Esa-Pekka Salonen apre Ravello con Wagner
Un Wagner in forma di concerto che non convince troppo, con il baritono James Rutherford e il soprano Michelle De Young
Si parte all'insegna di Wagner, per l'edizione numero 66 del Ravello Festival. Un inizio operistico ma in forma di concerto, sul belvedere di Villa Rufolo, dove la scelta Wagner vuole creare appeal e trascinare il pubblico – sempre entusiasta nella suggestiva cittadina della costiera amalfitana.

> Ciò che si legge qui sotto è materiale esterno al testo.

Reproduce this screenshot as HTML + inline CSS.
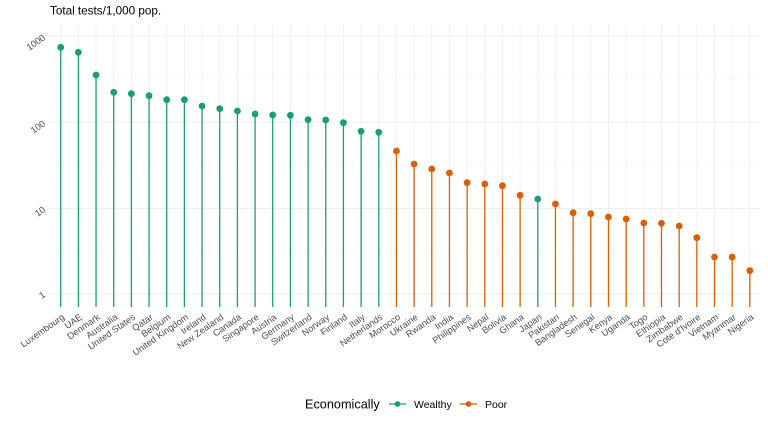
<!DOCTYPE html>
<html><head><meta charset="utf-8"><style>
html,body{margin:0;padding:0;background:#fff;}
svg{display:block;}
text{font-family:"Liberation Sans",sans-serif;}
.ax{font-size:9.2px;fill:#4d4d4d;}
.w{stroke:#1b9e77;stroke-width:1.3;}
.p{stroke:#d95f02;stroke-width:1.3;}
.wd{fill:#1b9e77;}
.pd{fill:#d95f02;}
.gm{stroke:#efefef;stroke-width:0.9;}
.gn{stroke:#f5f5f5;stroke-width:0.6;}
</style></head><body>
<svg width="768" height="427" viewBox="0 0 768 427" xmlns="http://www.w3.org/2000/svg">
<rect width="768" height="427" fill="#fff"/>
<text x="50" y="14.5" font-size="11.7" fill="#000">Total tests/1,000 pop.</text>
<line class="gn" x1="49" x2="760" y1="79" y2="79"/>
<line class="gn" x1="49" x2="760" y1="165" y2="165"/>
<line class="gn" x1="49" x2="760" y1="251" y2="251"/>
<line class="gm" x1="49" x2="760" y1="36" y2="36"/>
<line class="gm" x1="49" x2="760" y1="122" y2="122"/>
<line class="gm" x1="49" x2="760" y1="208.5" y2="208.5"/>
<line class="gm" x1="49" x2="760" y1="294" y2="294"/>
<g class="gm">
<line x1="60.70" x2="60.70" y1="24" y2="307"/><line x1="78.37" x2="78.37" y1="24" y2="307"/><line x1="96.04" x2="96.04" y1="24" y2="307"/><line x1="113.71" x2="113.71" y1="24" y2="307"/><line x1="131.38" x2="131.38" y1="24" y2="307"/><line x1="149.05" x2="149.05" y1="24" y2="307"/><line x1="166.72" x2="166.72" y1="24" y2="307"/><line x1="184.39" x2="184.39" y1="24" y2="307"/><line x1="202.06" x2="202.06" y1="24" y2="307"/><line x1="219.73" x2="219.73" y1="24" y2="307"/><line x1="237.40" x2="237.40" y1="24" y2="307"/><line x1="255.07" x2="255.07" y1="24" y2="307"/><line x1="272.74" x2="272.74" y1="24" y2="307"/><line x1="290.41" x2="290.41" y1="24" y2="307"/><line x1="308.08" x2="308.08" y1="24" y2="307"/><line x1="325.75" x2="325.75" y1="24" y2="307"/><line x1="343.42" x2="343.42" y1="24" y2="307"/><line x1="361.09" x2="361.09" y1="24" y2="307"/><line x1="378.76" x2="378.76" y1="24" y2="307"/><line x1="396.43" x2="396.43" y1="24" y2="307"/><line x1="414.10" x2="414.10" y1="24" y2="307"/><line x1="431.77" x2="431.77" y1="24" y2="307"/><line x1="449.44" x2="449.44" y1="24" y2="307"/><line x1="467.11" x2="467.11" y1="24" y2="307"/><line x1="484.78" x2="484.78" y1="24" y2="307"/><line x1="502.45" x2="502.45" y1="24" y2="307"/><line x1="520.12" x2="520.12" y1="24" y2="307"/><line x1="537.79" x2="537.79" y1="24" y2="307"/><line x1="555.46" x2="555.46" y1="24" y2="307"/><line x1="573.13" x2="573.13" y1="24" y2="307"/><line x1="590.80" x2="590.80" y1="24" y2="307"/><line x1="608.47" x2="608.47" y1="24" y2="307"/><line x1="626.14" x2="626.14" y1="24" y2="307"/><line x1="643.81" x2="643.81" y1="24" y2="307"/><line x1="661.48" x2="661.48" y1="24" y2="307"/><line x1="679.15" x2="679.15" y1="24" y2="307"/><line x1="696.82" x2="696.82" y1="24" y2="307"/><line x1="714.49" x2="714.49" y1="24" y2="307"/><line x1="732.16" x2="732.16" y1="24" y2="307"/><line x1="749.83" x2="749.83" y1="24" y2="307"/>
</g>
<g class="ax" text-anchor="end">
<text transform="translate(46,39) rotate(-35)">1000</text>
<text transform="translate(46,125) rotate(-35)">100</text>
<text transform="translate(46,211) rotate(-35)">10</text>
<text transform="translate(46,296) rotate(-35)">1</text>
</g>
<line class="w" x1="60.70" x2="60.70" y1="307" y2="47.3"/>
<line class="w" x1="78.37" x2="78.37" y1="307" y2="52.3"/>
<line class="w" x1="96.04" x2="96.04" y1="307" y2="75"/>
<line class="w" x1="113.71" x2="113.71" y1="307" y2="92.3"/>
<line class="w" x1="131.38" x2="131.38" y1="307" y2="93.7"/>
<line class="w" x1="149.05" x2="149.05" y1="307" y2="95.7"/>
<line class="w" x1="166.72" x2="166.72" y1="307" y2="99.7"/>
<line class="w" x1="184.39" x2="184.39" y1="307" y2="99.7"/>
<line class="w" x1="202.06" x2="202.06" y1="307" y2="106"/>
<line class="w" x1="219.73" x2="219.73" y1="307" y2="108.7"/>
<line class="w" x1="237.40" x2="237.40" y1="307" y2="111"/>
<line class="w" x1="255.07" x2="255.07" y1="307" y2="114"/>
<line class="w" x1="272.74" x2="272.74" y1="307" y2="115"/>
<line class="w" x1="290.41" x2="290.41" y1="307" y2="115.3"/>
<line class="w" x1="308.08" x2="308.08" y1="307" y2="119.7"/>
<line class="w" x1="325.75" x2="325.75" y1="307" y2="120"/>
<line class="w" x1="343.42" x2="343.42" y1="307" y2="122.7"/>
<line class="w" x1="361.09" x2="361.09" y1="307" y2="131.3"/>
<line class="w" x1="378.76" x2="378.76" y1="307" y2="132.3"/>
<line class="p" x1="396.43" x2="396.43" y1="307" y2="151"/>
<line class="p" x1="414.10" x2="414.10" y1="307" y2="164"/>
<line class="p" x1="431.77" x2="431.77" y1="307" y2="169"/>
<line class="p" x1="449.44" x2="449.44" y1="307" y2="173"/>
<line class="p" x1="467.11" x2="467.11" y1="307" y2="182.7"/>
<line class="p" x1="484.78" x2="484.78" y1="307" y2="184"/>
<line class="p" x1="502.45" x2="502.45" y1="307" y2="185.7"/>
<line class="p" x1="520.12" x2="520.12" y1="307" y2="195.3"/>
<line class="w" x1="537.79" x2="537.79" y1="307" y2="199"/>
<line class="p" x1="555.46" x2="555.46" y1="307" y2="204"/>
<line class="p" x1="573.13" x2="573.13" y1="307" y2="212.7"/>
<line class="p" x1="590.80" x2="590.80" y1="307" y2="213.7"/>
<line class="p" x1="608.47" x2="608.47" y1="307" y2="217"/>
<line class="p" x1="626.14" x2="626.14" y1="307" y2="219"/>
<line class="p" x1="643.81" x2="643.81" y1="307" y2="223"/>
<line class="p" x1="661.48" x2="661.48" y1="307" y2="223.3"/>
<line class="p" x1="679.15" x2="679.15" y1="307" y2="226"/>
<line class="p" x1="696.82" x2="696.82" y1="307" y2="237.7"/>
<line class="p" x1="714.49" x2="714.49" y1="307" y2="257"/>
<line class="p" x1="732.16" x2="732.16" y1="307" y2="257"/>
<line class="p" x1="749.83" x2="749.83" y1="307" y2="270.7"/>
<circle class="wd" cx="60.70" cy="47.3" r="3.4"/>
<circle class="wd" cx="78.37" cy="52.3" r="3.4"/>
<circle class="wd" cx="96.04" cy="75" r="3.4"/>
<circle class="wd" cx="113.71" cy="92.3" r="3.4"/>
<circle class="wd" cx="131.38" cy="93.7" r="3.4"/>
<circle class="wd" cx="149.05" cy="95.7" r="3.4"/>
<circle class="wd" cx="166.72" cy="99.7" r="3.4"/>
<circle class="wd" cx="184.39" cy="99.7" r="3.4"/>
<circle class="wd" cx="202.06" cy="106" r="3.4"/>
<circle class="wd" cx="219.73" cy="108.7" r="3.4"/>
<circle class="wd" cx="237.40" cy="111" r="3.4"/>
<circle class="wd" cx="255.07" cy="114" r="3.4"/>
<circle class="wd" cx="272.74" cy="115" r="3.4"/>
<circle class="wd" cx="290.41" cy="115.3" r="3.4"/>
<circle class="wd" cx="308.08" cy="119.7" r="3.4"/>
<circle class="wd" cx="325.75" cy="120" r="3.4"/>
<circle class="wd" cx="343.42" cy="122.7" r="3.4"/>
<circle class="wd" cx="361.09" cy="131.3" r="3.4"/>
<circle class="wd" cx="378.76" cy="132.3" r="3.4"/>
<circle class="pd" cx="396.43" cy="151" r="3.4"/>
<circle class="pd" cx="414.10" cy="164" r="3.4"/>
<circle class="pd" cx="431.77" cy="169" r="3.4"/>
<circle class="pd" cx="449.44" cy="173" r="3.4"/>
<circle class="pd" cx="467.11" cy="182.7" r="3.4"/>
<circle class="pd" cx="484.78" cy="184" r="3.4"/>
<circle class="pd" cx="502.45" cy="185.7" r="3.4"/>
<circle class="pd" cx="520.12" cy="195.3" r="3.4"/>
<circle class="wd" cx="537.79" cy="199" r="3.4"/>
<circle class="pd" cx="555.46" cy="204" r="3.4"/>
<circle class="pd" cx="573.13" cy="212.7" r="3.4"/>
<circle class="pd" cx="590.80" cy="213.7" r="3.4"/>
<circle class="pd" cx="608.47" cy="217" r="3.4"/>
<circle class="pd" cx="626.14" cy="219" r="3.4"/>
<circle class="pd" cx="643.81" cy="223" r="3.4"/>
<circle class="pd" cx="661.48" cy="223.3" r="3.4"/>
<circle class="pd" cx="679.15" cy="226" r="3.4"/>
<circle class="pd" cx="696.82" cy="237.7" r="3.4"/>
<circle class="pd" cx="714.49" cy="257" r="3.4"/>
<circle class="pd" cx="732.16" cy="257" r="3.4"/>
<circle class="pd" cx="749.83" cy="270.7" r="3.4"/>
<g class="ax" text-anchor="end">
<text transform="translate(65.2,318.5) rotate(-35)">Luxembourg</text>
<text transform="translate(82.9,318.5) rotate(-35)">UAE</text>
<text transform="translate(100.5,318.5) rotate(-35)">Denmark</text>
<text transform="translate(118.2,318.5) rotate(-35)">Australia</text>
<text transform="translate(135.9,318.5) rotate(-35)">United States</text>
<text transform="translate(153.6,318.5) rotate(-35)">Qatar</text>
<text transform="translate(171.2,318.5) rotate(-35)">Belgium</text>
<text transform="translate(188.9,318.5) rotate(-35)">United Kingdom</text>
<text transform="translate(206.6,318.5) rotate(-35)">Ireland</text>
<text transform="translate(224.2,318.5) rotate(-35)">New Zealand</text>
<text transform="translate(241.9,318.5) rotate(-35)">Canada</text>
<text transform="translate(259.6,318.5) rotate(-35)">Singapore</text>
<text transform="translate(277.2,318.5) rotate(-35)">Austria</text>
<text transform="translate(294.9,318.5) rotate(-35)">Germany</text>
<text transform="translate(312.6,318.5) rotate(-35)">Switzerland</text>
<text transform="translate(330.2,318.5) rotate(-35)">Norway</text>
<text transform="translate(347.9,318.5) rotate(-35)">Finland</text>
<text transform="translate(365.6,318.5) rotate(-35)">Italy</text>
<text transform="translate(383.3,318.5) rotate(-35)">Netherlands</text>
<text transform="translate(400.9,318.5) rotate(-35)">Morocco</text>
<text transform="translate(418.6,318.5) rotate(-35)">Ukraine</text>
<text transform="translate(436.3,318.5) rotate(-35)">Rwanda</text>
<text transform="translate(453.9,318.5) rotate(-35)">India</text>
<text transform="translate(471.6,318.5) rotate(-35)">Philippines</text>
<text transform="translate(489.3,318.5) rotate(-35)">Nepal</text>
<text transform="translate(506.9,318.5) rotate(-35)">Bolivia</text>
<text transform="translate(524.6,318.5) rotate(-35)">Ghana</text>
<text transform="translate(542.3,318.5) rotate(-35)">Japan</text>
<text transform="translate(560.0,318.5) rotate(-35)">Pakistan</text>
<text transform="translate(577.6,318.5) rotate(-35)">Bangladesh</text>
<text transform="translate(595.3,318.5) rotate(-35)">Senegal</text>
<text transform="translate(613.0,318.5) rotate(-35)">Kenya</text>
<text transform="translate(630.6,318.5) rotate(-35)">Uganda</text>
<text transform="translate(648.3,318.5) rotate(-35)">Togo</text>
<text transform="translate(666.0,318.5) rotate(-35)">Ethiopia</text>
<text transform="translate(683.7,318.5) rotate(-35)">Zimbabwe</text>
<text transform="translate(701.3,318.5) rotate(-35)">Cote d'Ivoire</text>
<text transform="translate(719.0,318.5) rotate(-35)">Vietnam</text>
<text transform="translate(736.7,318.5) rotate(-35)">Myanmar</text>
<text transform="translate(754.3,318.5) rotate(-35)">Nigeria</text>
</g>
<text x="305" y="408.5" font-size="12.7" fill="#000">Economically</text>
<line class="w" x1="389" x2="406" y1="404" y2="404"/>
<circle class="wd" cx="397.5" cy="404" r="2.9"/>
<text x="414" y="408" font-size="10.5" fill="#000">Wealthy</text>
<line class="p" x1="460" x2="477" y1="404" y2="404"/>
<circle class="pd" cx="468.5" cy="404" r="2.9"/>
<text x="485" y="408" font-size="10.5" fill="#000">Poor</text>
</svg>
</body></html>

Il concerto dello scorso 30 giugno, con Esa-Pekka Salonen alla direzione della Philharmonia Orchestra di Londra, di ritorno dopo il successo dello scorso anno, e con il baritono James Rutherford e il soprano Michelle De Young, non scivola ahimè in una sontuosità musicale degna di un'inaugurazione. Il preludio da Tristan und Isolde, che apre la serata, saggiato in una tenuta spesso precaria, con talune stranezze nei tempi, mancava di naturalezza del gesto che Salonen invece sempre sfoggia e che sempre colpisce e rende tutto fluido e mai costruito. Tutto il concerto si proietta in un Wagner quindi poco sperimentale, disegnando fraseggi come fossero ingessati, con giochi di dinamiche e ricomposizioni già sentite. La forma, così imponente e robusta in Wagner, non era proprio reinventata, così poco contestualizzato cavalcava eccessi timbrici in una lettura slegata e a tratti poco avvolgente.
Ma migliora col passar del tempo, laddove protagonisti si innalzano gli archi, attraverso sfumature e impasti inediti sono fatti suonare con grande maestria, mirati – e Salonen dà il meglio nei cambi di timbro, pastosità con i fiati, ombre e malinconie, cambi repentini in modo particolare nel Liebestod che seguiva. Ancora un po' meglio nell'Addio di Wotan da Die Walküre, dove la massa orchestrale, circa settanta in un palco impacchettato di musicisti, invece corre, quasi sempre regolare nei registri, pungente, energica, nelle variazioni di cupe atmosfere, a volte meditabonda, spesso tormentosa, quasi di angosciante disperazione.
Insieme, l'elegante James Rutherford, di suono scuro, ideale, quasi incanta cantando con timbro e parola splendidi. Legni e archi in virtuosismo d'assieme apparivano però mai veramente allineati con il colore della voce – pur cantando bene Rutherford, delineando spatolate di suono ricche ed ammalianti. Nella seconda parte, da Götterdämmerung, nell'Olocausto di Brunilde, la De Young è magnetica sì, ma poco trascinante. La voce non si rispecchia mai sulle tinte di suono, fatte di linee terse cangianti, che via via escono dall'orchestra, il clarinetto basso, le arpe, confondendo la chiave interpretativa, mai chiara. Si tentano passaggi morbidi, ma mai più commoventi. Tanti applausi per entrambi. Ormai è routine. Negli ultimi tempi, il pubblico è prima sonnacchioso, poi turbolento. Si applaude sempre nello stesso modo e a tutti.